Travel can take place in many forms. Traveling is the action of moving your presence from one place to another. There’s the travel of the body… when you physically take your presence from here to there.
But then there is also the travel of the mind. You experience this when you cease to “be present” over a conversation with a friend and your mind travels elsewhere, usually on the bullet train of Twitter, if you’re iPhone is handy. I have definitely struggled with this and have worked to get better at it.
But in a broader sense, when I am home in Nashville, I want to be fully present. I want my mind and heart to be more occupied with my own church family…not “my tribe.” Sure, a lot of “my people” are on Twitter…and I certainly interact with them there. And they all don’t live in Nashville, either.
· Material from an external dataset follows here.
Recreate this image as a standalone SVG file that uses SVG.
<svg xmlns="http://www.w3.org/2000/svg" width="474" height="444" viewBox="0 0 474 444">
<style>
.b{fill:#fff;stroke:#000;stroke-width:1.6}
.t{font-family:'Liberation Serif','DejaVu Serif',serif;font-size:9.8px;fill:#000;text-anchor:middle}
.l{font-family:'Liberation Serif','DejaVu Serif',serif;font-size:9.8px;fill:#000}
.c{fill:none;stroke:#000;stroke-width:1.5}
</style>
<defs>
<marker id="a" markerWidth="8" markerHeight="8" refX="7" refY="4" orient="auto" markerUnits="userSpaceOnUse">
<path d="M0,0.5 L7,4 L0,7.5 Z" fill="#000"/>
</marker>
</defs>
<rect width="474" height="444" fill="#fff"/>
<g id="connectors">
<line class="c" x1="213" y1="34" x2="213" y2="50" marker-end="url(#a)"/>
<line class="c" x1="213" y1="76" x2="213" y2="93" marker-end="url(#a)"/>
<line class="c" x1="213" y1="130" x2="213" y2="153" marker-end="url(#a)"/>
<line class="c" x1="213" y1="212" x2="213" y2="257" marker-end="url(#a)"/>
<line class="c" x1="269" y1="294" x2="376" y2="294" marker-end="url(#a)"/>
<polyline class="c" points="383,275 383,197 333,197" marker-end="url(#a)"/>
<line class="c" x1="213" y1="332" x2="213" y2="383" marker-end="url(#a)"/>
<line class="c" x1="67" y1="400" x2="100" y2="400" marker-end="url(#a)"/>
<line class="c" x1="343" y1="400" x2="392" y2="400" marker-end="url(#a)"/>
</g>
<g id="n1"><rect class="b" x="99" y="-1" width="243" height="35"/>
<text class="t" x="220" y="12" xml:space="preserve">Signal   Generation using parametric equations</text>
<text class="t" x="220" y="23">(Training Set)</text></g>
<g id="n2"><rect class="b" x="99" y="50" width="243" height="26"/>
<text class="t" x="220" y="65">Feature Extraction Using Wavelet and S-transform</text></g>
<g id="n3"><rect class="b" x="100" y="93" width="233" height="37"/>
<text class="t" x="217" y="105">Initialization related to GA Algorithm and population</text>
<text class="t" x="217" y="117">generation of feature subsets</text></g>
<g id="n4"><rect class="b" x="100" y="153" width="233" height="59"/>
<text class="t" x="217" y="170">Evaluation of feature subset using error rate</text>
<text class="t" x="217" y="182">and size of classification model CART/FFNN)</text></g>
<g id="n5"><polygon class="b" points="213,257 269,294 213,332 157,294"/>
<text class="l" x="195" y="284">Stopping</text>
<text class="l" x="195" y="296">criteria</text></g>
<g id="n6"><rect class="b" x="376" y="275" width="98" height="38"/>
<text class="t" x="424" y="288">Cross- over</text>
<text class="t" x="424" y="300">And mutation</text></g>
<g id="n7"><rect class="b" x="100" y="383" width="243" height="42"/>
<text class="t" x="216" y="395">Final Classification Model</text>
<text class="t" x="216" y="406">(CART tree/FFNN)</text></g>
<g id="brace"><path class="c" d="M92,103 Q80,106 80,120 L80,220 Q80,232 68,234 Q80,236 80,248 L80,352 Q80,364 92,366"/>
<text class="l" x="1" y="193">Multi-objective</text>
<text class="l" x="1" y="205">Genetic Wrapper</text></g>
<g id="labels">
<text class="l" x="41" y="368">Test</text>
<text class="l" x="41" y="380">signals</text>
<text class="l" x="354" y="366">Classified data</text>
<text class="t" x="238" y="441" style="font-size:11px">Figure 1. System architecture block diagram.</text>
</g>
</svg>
I really don’t know how else to explain it, other than I feel the desire to spend more time thinking about and hanging with the people God has placed in my real, offline life. And less time with the avatars of people whom I barely know and am not in invested relationships with.
I still want to serve the “Big ‘C’ Church.” But for me and for now, the best way to do that is not via Twitter. Twitter is good, but what I have in mind for the next season is better.
So What Now?
I’m not leaving forever…nor am I 100% quitting Twitter. I still have a business to run, and I realize that not everyone who tweets me will read this post. And I want to be respectful, courteous, & helpful to those who have questions about (fill in the blank). I will still check in from time to time, just not very often. I’m thinking once a week…maybe. We’ll see.
I’m not sure when I’ll get back into a regular routine, if ever. I definitely have a few exciting projects in the works, including my book and a brand new site. I’m sure I’ll tweet a LOT when those are ready to release. So enjoy the silence while you can. haha!
And hopefully having this extra space in my life will allow me to create that art in the manner in which it deserves.